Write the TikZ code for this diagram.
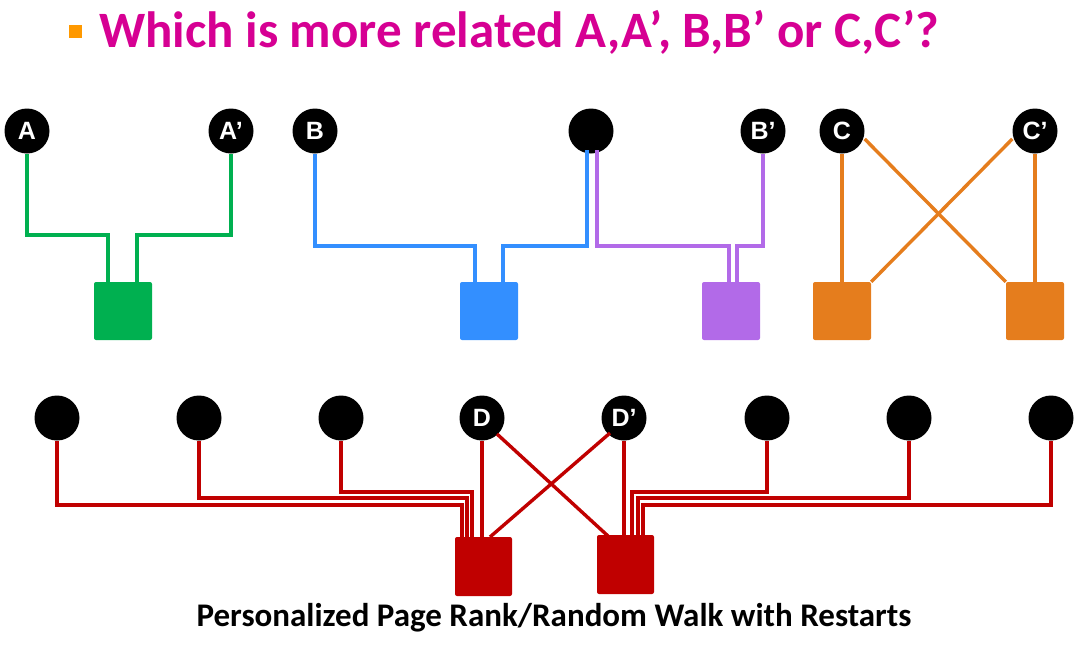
\documentclass[tikz,border=0pt]{standalone}
\usepackage{fontspec}
\setmainfont{Carlito}
\newfontfamily\lab{Liberation Sans}
\begin{document}
\begin{tikzpicture}[x=1pt,y=-1pt,
  nd/.style={circle,fill=black,minimum size=45pt,inner sep=0pt,text=white,font=\lab\bfseries\fontsize{25}{25}\selectfont},
  sq/.style={rectangle,rounded corners=2pt,minimum size=58pt,inner sep=0pt},
  wire/.style={line width=3.4pt}]
\useasboundingbox (0,0) rectangle (1082,646);
\definecolor{gr}{RGB}{0,176,80}\definecolor{bl}{RGB}{51,143,255}
\definecolor{pu}{RGB}{178,106,232}\definecolor{og}{RGB}{229,125,29}
\definecolor{rd}{RGB}{192,0,0}\definecolor{mg}{RGB}{214,0,147}
\fill[orange!80!yellow] (69,25) rectangle (82,38);
\node[anchor=west,text=mg,font=\bfseries\fontsize{51}{51}\selectfont,inner sep=0] (title) at (99,32) {Which is more related A,A’, B,B’ or C,C’?};
% top nodes
\node[nd] (A) at (27,131) {A};
\node[nd] (Ap) at (231,131) {A’};
\node[nd] (B) at (315,131) {B};
\node[nd] (X) at (591,131) {};
\node[nd] (Bp) at (763,131) {B’};
\node[nd] (C) at (842,131) {C};
\node[nd] (Cp) at (1035,131) {C’};
\node[sq,fill=gr] (sA) at (123,311) {};
\node[sq,fill=bl] (sB) at (489,311) {};
\node[sq,fill=pu] (sX) at (731,311) {};
\node[sq,fill=og] (sC1) at (842,311) {};
\node[sq,fill=og] (sC2) at (1035,311) {};
\draw[wire,gr] (A.south) -- (27,235) -- (108,235) -- (108,282);
\draw[wire,gr] (Ap.south) -- (231,235) -- (137,235) -- (137,282);
\draw[wire,bl] (B.south) -- (315,246) -- (475,246) -- (475,282);
\draw[wire,bl] (587,150) -- (587,246) -- (503,246) -- (503,282);
\draw[wire,pu] (597,150) -- (597,246) -- (729,246) -- (729,282);
\draw[wire,pu] (Bp.south) -- (763,246) -- (737,246) -- (737,282);
\draw[wire,og] (C.south) -- (sC1.north);
\draw[wire,og] (Cp.south) -- (sC2.north);
\draw[wire,og] (C.east) ++(0,8) -- (sC2.north west);
\draw[wire,og] (Cp.west) ++(0,8) -- (sC1.north east);
% bottom
\foreach \n/\x in {n1/57,n2/199,n3/341,n6/767,n7/909,n8/1051}
  \node[nd] (\n) at (\x,418) {};
\node[nd] (D) at (482,418) {D};
\node[nd] (Dp) at (624,418) {D’};
\node[sq,fill=rd,minimum width=57pt,minimum height=59pt] (s1) at (483.5,566.5) {};
\node[sq,fill=rd,minimum width=57pt,minimum height=59pt] (s2) at (625.5,564.5) {};
\begin{scope}[wire,rd]
\draw (n1.south) -- (57,505) -- (462,505) -- (462,537);
\draw (n2.south) -- (199,498) -- (467,498) -- (467,537);
\draw (n3.south) -- (341,492) -- (472,492) -- (472,537);
\draw (D.south) -- (482,537);
\draw (Dp.south) -- (624,535);
\draw (n6.south) -- (767,492) -- (632,492) -- (632,535);
\draw (n7.south) -- (909,498) -- (638,498) -- (638,535);
\draw (n8.south) -- (1051,505) -- (643,505) -- (643,535);
\draw (497,434) -- (608,536);
\draw (610,433) -- (490,537);
\end{scope}
\node[font=\bfseries\fontsize{33}{33}\selectfont,inner sep=0] (cap) at (554,618) {Personalized Page Rank/Random Walk with Restarts};
\end{tikzpicture}
\end{document}
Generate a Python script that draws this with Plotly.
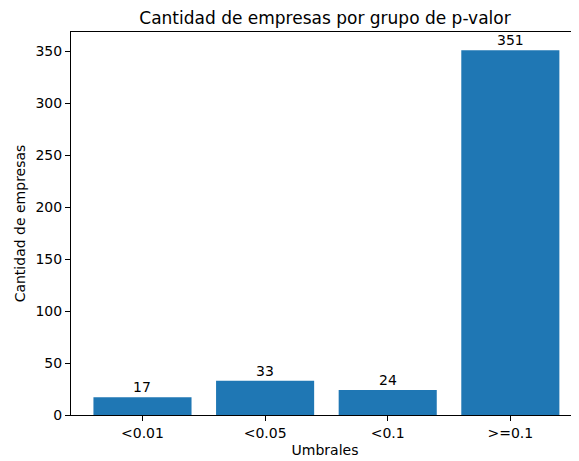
import plotly.graph_objects as go

categories = ["<0.01", "<0.05", "<0.1", ">=0.1"]
counts = [17, 33, 24, 351]
positions = list(range(len(categories)))

FONT = "DejaVu Sans"

fig = go.Figure(go.Bar(
    x=positions, y=counts, width=0.8,
    marker=dict(color="#1f77b4", line=dict(width=0)),
    hoverinfo="x+y",
))

# bar value labels just above each bar (like matplotlib bar_label)
for xp, c in zip(positions, counts):
    fig.add_annotation(x=xp, y=c, text=str(c), showarrow=False, yanchor="bottom",
                       yshift=0, font=dict(family=FONT, size=14, color="black"))

axis_common = dict(showline=True, linecolor="black", linewidth=1,
                   ticks="outside", ticklen=5, tickcolor="black", showgrid=False,
                   zeroline=False, automargin=False,
                   tickfont=dict(family=FONT, size=14, color="black"))

fig.update_layout(
    width=571, height=453,
    margin=dict(l=63, r=0, t=24, b=46),
    plot_bgcolor="white", paper_bgcolor="white",
    title=dict(text="Cantidad de empresas por grupo de p-valor", x=0.5, xanchor="center",
               xref="paper", y=0.978, yref="container", yanchor="middle", pad=dict(t=0, b=0),
               font=dict(family=FONT, size=17, color="black")),
    xaxis=dict(range=[-0.583, 3.56], tickvals=positions, ticktext=categories, mirror=True,
               title=dict(text="Umbrales", font=dict(family=FONT, size=14, color="black"), standoff=5),
               **axis_common),
    yaxis=dict(range=[0, 368.55], tickvals=[0, 50, 100, 150, 200, 250, 300, 350], mirror=False,
               title=dict(text="Cantidad de empresas", font=dict(family=FONT, size=14, color="black"), standoff=6),
               **axis_common),
    showlegend=False,
)
fig.write_html("out.html")
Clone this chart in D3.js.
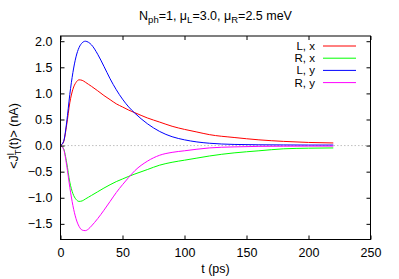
<!DOCTYPE html>
<html>
<head>
<meta charset="utf-8">
<script src="https://cdn.jsdelivr.net/npm/d3@7"></script>
<style>
  body { margin: 0; background: #fff; }
  text { font-family: "Liberation Sans", Arial, sans-serif; fill: #000; }
</style>
</head>
<body>
<div id="chart"></div>
<script>
// time points (ps)
var tVals = [0, 2.5, 5, 7.5, 10, 12.5, 15, 17.5, 20, 22.5, 25, 30, 35, 40, 45, 50, 55, 60, 70, 80, 90, 100, 110, 120, 140, 160, 180, 200, 220];

// currents (nA)
var lx = [0, 0.07, 0.4, 0.82, 1.08, 1.21, 1.26, 1.25, 1.215, 1.175, 1.135, 1.05, 0.96, 0.88, 0.8, 0.74, 0.68, 0.63, 0.53, 0.45, 0.37, 0.31, 0.26, 0.21, 0.155, 0.11, 0.08, 0.06, 0.05];
var rx = [0, -0.06, -0.33, -0.7, -0.92, -1.03, -1.07, -1.06, -1.025, -0.99, -0.955, -0.885, -0.815, -0.75, -0.69, -0.64, -0.59, -0.545, -0.46, -0.375, -0.32, -0.28, -0.24, -0.2, -0.14, -0.1, -0.062, -0.05, -0.045];
var ly = [0, 0.08, 0.45, 0.98, 1.4, 1.7, 1.88, 1.97, 2.0, 1.98, 1.93, 1.75, 1.52, 1.28, 1.07, 0.89, 0.74, 0.62, 0.42, 0.27, 0.17, 0.11, 0.07, 0.045, 0.022, 0.015, 0.012, 0.01, 0.01];
var ry = [0, -0.07, -0.38, -0.8, -1.15, -1.4, -1.55, -1.62, -1.63, -1.6, -1.54, -1.4, -1.24, -1.07, -0.9, -0.75, -0.61, -0.48, -0.3, -0.185, -0.13, -0.1, -0.07, -0.045, -0.025, -0.015, -0.012, -0.01, -0.01];

var seriesNames = ["L, x", "R, x", "L, y", "R, y"];
var seriesColors = ["#ff0000", "#00ff00", "#0000ff", "#ff00ff"];
var seriesVals = [lx, rx, ly, ry];

var xTicks = [0, 50, 100, 150, 200, 250];
var yTicks = [-1.5, -1.0, -0.5, 0.0, 0.5, 1.0, 1.5, 2.0];

var width = 399, height = 279;
var plotLeft = 60.5, plotRight = 370.5, plotTop = 36, plotBottom = 239.5;

var svg = d3.select("#chart").append("svg")
    .attr("width", width)
    .attr("height", height);

var x = d3.scaleLinear().domain([0, 250]).range([plotLeft, plotRight]);
var y = d3.scaleLinear().domain([-1.8, 2.1]).range([plotBottom, plotTop]);

// zero line
svg.append("line")
    .attr("x1", plotLeft).attr("x2", plotRight)
    .attr("y1", y(0)).attr("y2", y(0))
    .attr("stroke", "#b0b0b0").attr("stroke-width", 0.8)
    .attr("stroke-dasharray", "1.5,2");

// curves
var line = d3.line()
    .x(function(d) { return x(d[0]); })
    .y(function(d) { return y(d[1]); })
    .curve(d3.curveMonotoneX);

seriesVals.forEach(function(vals, k) {
    var pts = tVals.map(function(t, i) { return [t, vals[i]]; });
    svg.append("path")
        .datum(pts)
        .attr("d", line)
        .attr("fill", "none")
        .attr("stroke", seriesColors[k])
        .attr("stroke-width", 1);
});

// axes: inward ticks, mirrored on top/right
svg.append("g")
    .attr("transform", "translate(0," + plotBottom + ")")
    .call(d3.axisBottom(x).tickValues(xTicks).tickSizeInner(-4).tickSizeOuter(0).tickPadding(9).tickFormat(d3.format("d")))
    .call(function(g) { g.select(".domain").remove(); });
svg.append("g")
    .attr("transform", "translate(0," + plotTop + ")")
    .call(d3.axisTop(x).tickValues(xTicks).tickSizeInner(-4).tickSizeOuter(0).tickFormat(""))
    .call(function(g) { g.select(".domain").remove(); });
svg.append("g")
    .attr("transform", "translate(" + plotLeft + ",0)")
    .call(d3.axisLeft(y).tickValues(yTicks).tickSizeInner(-4).tickSizeOuter(0).tickPadding(8).tickFormat(d3.format(".1f")))
    .call(function(g) { g.select(".domain").remove(); });
svg.append("g")
    .attr("transform", "translate(" + plotRight + ",0)")
    .call(d3.axisRight(y).tickValues(yTicks).tickSizeInner(-4).tickSizeOuter(0).tickFormat(""))
    .call(function(g) { g.select(".domain").remove(); });

svg.selectAll(".tick text")
    .style("font-family", "'Liberation Sans', Arial, sans-serif")
    .style("font-size", "12.5px");
svg.selectAll(".tick line").attr("stroke", "#000");

// frame
svg.append("rect")
    .attr("x", plotLeft).attr("y", plotTop)
    .attr("width", plotRight - plotLeft).attr("height", plotBottom - plotTop)
    .attr("fill", "none").attr("stroke", "#000").attr("stroke-width", 1);

// legend
var legend = svg.append("g");
seriesNames.forEach(function(name, k) {
    var ly0 = 46 + k * 12.2;
    legend.append("text")
        .attr("x", 315).attr("y", ly0 + 4)
        .attr("text-anchor", "end")
        .style("font-size", "11.5px")
        .text(name);
    legend.append("line")
        .attr("x1", 323).attr("x2", 356)
        .attr("y1", ly0).attr("y2", ly0)
        .attr("stroke", seriesColors[k]).attr("stroke-width", 1);
});

// title
var title = svg.append("text")
    .attr("x", 215.5).attr("y", 20)
    .attr("text-anchor", "middle")
    .style("font-size", "12.5px");
title.append("tspan").text("N");
title.append("tspan").attr("dy", 3).style("font-size", "9.5px").text("ph");
title.append("tspan").attr("dy", -3).text("=1, \u03bc");
title.append("tspan").attr("dy", 3).style("font-size", "9.5px").text("L");
title.append("tspan").attr("dy", -3).text("=3.0, \u03bc");
title.append("tspan").attr("dy", 3).style("font-size", "9.5px").text("R");
title.append("tspan").attr("dy", -3).text("=2.5 meV");

// x label
svg.append("text")
    .attr("x", 215.5).attr("y", 273)
    .attr("text-anchor", "middle")
    .style("font-size", "12.5px")
    .text("t (ps)");

// y label
var ylab = svg.append("text")
    .attr("transform", "translate(18,136) rotate(-90)")
    .attr("text-anchor", "middle")
    .style("font-size", "12.5px");
ylab.append("tspan").text("<J");
ylab.append("tspan").attr("dy", -4).style("font-size", "9.5px").text("l");
ylab.append("tspan").attr("dx", -2).attr("dy", 7).style("font-size", "9.5px").text("T");
ylab.append("tspan").attr("dy", -3).text("(t)> (nA)");
</script>
</body>
</html>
###
In the material above, show every line where the word "this" turns up.

Write the TikZ code for this diagram.
Generate a Python script that draws this with Plotly.
Clone this chart in D3.js.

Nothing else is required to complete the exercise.